Michel Suas recommends high-heat par-baking for small or thin loaves (as in your case). If you're having trouble getting the interior up to temp before browning occurs, you might consider either reducing your bake temp slightly (I'd perhaps try 450F or so rather than 550F) or venting your oven a bit after the first half of the bake to lower the temperature rapidly, and let the interior come to 180+F in the lower oven. (Suas recommends this high-temp then low-temp approach particularly for larger loaves. So if you wanted to make larger crusty "French bread" rather than baguettes, that might be more relevant.)

Basically, what you want to end up with at the end of a par-bake is a loaf that's exactly the size and shape of a finished loaf, with all the finished internal texture. The only thing that needs to be completed is browning. If you have inferior oven spring or internal structure during the par-bake, it will remain in the finished loaf.

You may have to experiment a bit with the re-heating step, but high heat and steam (to prevent moisture loss) are both generally useful. Michel Suas also suggests baking on a perforated sheet pan rather than a hearth to avoid an excessively thick and hard bottom crust.

However, if you're concerned about bread quality for par-baking, what happens between the bakes is also very important. Par-baked bread needs to be cooled to room temperature without excessive drying out (no fans or breezes around, since it's more vulnerable to moisture loss without sufficient crust). And then it needs to be frozen as quickly as possible if you plan to store it longer than a day or two. Any excess time spent in the range below room temperature and above freezing will degrade final quality and cause staling.

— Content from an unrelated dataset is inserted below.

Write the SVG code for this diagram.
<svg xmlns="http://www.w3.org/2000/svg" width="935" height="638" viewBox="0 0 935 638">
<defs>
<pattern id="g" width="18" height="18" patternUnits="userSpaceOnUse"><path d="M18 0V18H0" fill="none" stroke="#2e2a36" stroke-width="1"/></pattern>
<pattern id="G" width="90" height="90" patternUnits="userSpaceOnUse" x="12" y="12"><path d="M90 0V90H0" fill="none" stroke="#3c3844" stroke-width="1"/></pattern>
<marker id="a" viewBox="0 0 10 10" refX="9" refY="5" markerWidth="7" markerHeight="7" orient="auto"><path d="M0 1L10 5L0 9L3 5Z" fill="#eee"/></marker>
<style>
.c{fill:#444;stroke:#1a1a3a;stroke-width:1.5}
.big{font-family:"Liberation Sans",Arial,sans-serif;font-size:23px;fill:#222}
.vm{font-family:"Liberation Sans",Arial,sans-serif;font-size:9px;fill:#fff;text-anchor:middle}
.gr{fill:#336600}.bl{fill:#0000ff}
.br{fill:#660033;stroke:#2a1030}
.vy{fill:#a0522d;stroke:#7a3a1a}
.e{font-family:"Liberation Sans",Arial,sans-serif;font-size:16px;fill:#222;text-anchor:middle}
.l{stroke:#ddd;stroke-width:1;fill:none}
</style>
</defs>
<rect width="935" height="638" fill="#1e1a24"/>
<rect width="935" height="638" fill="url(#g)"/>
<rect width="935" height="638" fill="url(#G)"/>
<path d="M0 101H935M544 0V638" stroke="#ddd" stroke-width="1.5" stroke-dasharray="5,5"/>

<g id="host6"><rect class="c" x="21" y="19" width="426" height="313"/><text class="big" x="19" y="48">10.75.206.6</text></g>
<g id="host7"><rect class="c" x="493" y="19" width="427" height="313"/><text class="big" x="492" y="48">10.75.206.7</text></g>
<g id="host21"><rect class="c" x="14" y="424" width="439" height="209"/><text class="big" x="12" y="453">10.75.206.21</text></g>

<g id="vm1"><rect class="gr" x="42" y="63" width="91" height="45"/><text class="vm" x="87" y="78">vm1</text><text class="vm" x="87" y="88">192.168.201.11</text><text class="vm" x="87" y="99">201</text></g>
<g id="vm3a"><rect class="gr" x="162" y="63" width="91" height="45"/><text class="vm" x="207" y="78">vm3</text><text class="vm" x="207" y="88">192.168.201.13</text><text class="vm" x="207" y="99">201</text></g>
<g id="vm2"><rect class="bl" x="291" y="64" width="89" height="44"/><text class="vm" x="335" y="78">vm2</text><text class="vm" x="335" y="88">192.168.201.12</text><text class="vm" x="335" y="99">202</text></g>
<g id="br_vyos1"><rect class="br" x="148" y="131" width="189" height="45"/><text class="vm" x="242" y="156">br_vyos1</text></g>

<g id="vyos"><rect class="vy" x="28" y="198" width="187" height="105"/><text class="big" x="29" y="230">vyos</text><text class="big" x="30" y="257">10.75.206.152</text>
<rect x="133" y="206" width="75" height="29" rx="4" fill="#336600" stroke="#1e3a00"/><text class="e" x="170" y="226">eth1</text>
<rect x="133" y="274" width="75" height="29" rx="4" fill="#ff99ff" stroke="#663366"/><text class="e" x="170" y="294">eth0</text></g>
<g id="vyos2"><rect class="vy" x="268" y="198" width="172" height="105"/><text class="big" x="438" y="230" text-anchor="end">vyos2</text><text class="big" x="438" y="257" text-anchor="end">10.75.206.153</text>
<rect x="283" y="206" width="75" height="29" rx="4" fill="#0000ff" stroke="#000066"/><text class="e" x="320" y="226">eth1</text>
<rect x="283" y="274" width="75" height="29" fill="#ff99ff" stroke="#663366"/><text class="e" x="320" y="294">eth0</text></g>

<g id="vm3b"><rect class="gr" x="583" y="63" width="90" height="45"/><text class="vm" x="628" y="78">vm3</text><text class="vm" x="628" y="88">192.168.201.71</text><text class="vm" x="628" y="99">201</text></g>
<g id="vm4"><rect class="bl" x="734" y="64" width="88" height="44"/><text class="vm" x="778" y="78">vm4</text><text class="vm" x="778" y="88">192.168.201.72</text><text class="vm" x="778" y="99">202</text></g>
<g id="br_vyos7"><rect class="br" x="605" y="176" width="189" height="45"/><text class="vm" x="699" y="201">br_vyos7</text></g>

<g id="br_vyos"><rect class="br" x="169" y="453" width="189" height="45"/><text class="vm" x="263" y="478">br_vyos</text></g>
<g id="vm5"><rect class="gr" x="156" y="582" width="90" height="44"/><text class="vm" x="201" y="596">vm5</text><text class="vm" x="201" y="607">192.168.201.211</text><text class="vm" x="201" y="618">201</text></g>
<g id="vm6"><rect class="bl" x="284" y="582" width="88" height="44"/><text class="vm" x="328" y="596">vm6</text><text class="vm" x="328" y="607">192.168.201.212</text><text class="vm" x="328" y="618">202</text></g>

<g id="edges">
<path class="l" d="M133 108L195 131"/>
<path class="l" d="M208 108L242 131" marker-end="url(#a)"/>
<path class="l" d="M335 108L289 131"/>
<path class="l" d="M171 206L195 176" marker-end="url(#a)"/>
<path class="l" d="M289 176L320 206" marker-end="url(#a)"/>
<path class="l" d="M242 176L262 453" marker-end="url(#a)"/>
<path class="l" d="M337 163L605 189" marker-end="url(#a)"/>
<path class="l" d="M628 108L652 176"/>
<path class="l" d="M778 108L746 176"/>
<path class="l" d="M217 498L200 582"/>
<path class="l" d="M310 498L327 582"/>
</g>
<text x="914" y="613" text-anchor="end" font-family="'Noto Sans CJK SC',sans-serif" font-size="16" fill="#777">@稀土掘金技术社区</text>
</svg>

By the way, the reason I personally haven't tried par-baking with crusty breads is that I've read stories online of people who have tried it with somewhat inferior results. It likely could work well for a baguette that you intend to heat and eat within one sitting while it's still a bit warm. But without the commercial processes for handling (e.g., blast chillers to freeze bread as quickly as possible between bakes), the sense I get is that the bread produced at home just isn't as good after the final bake, particularly after it cools. It can stale faster and the crust just isn't the same as a fresh-baked loaf.

This thread, with people who have actually tried par-baking and compared it to other methods, suggests the much easier approach of simply (1) bake loaf as usual, (2) freeze, (3) thaw at room temperature for a few hours or overnight, and (4) refresh crust by heating at ~325F for a few minutes. I've done this too, and the result is very good. And no worries about modifying recipes or gambling with getting the right doneness when finishing.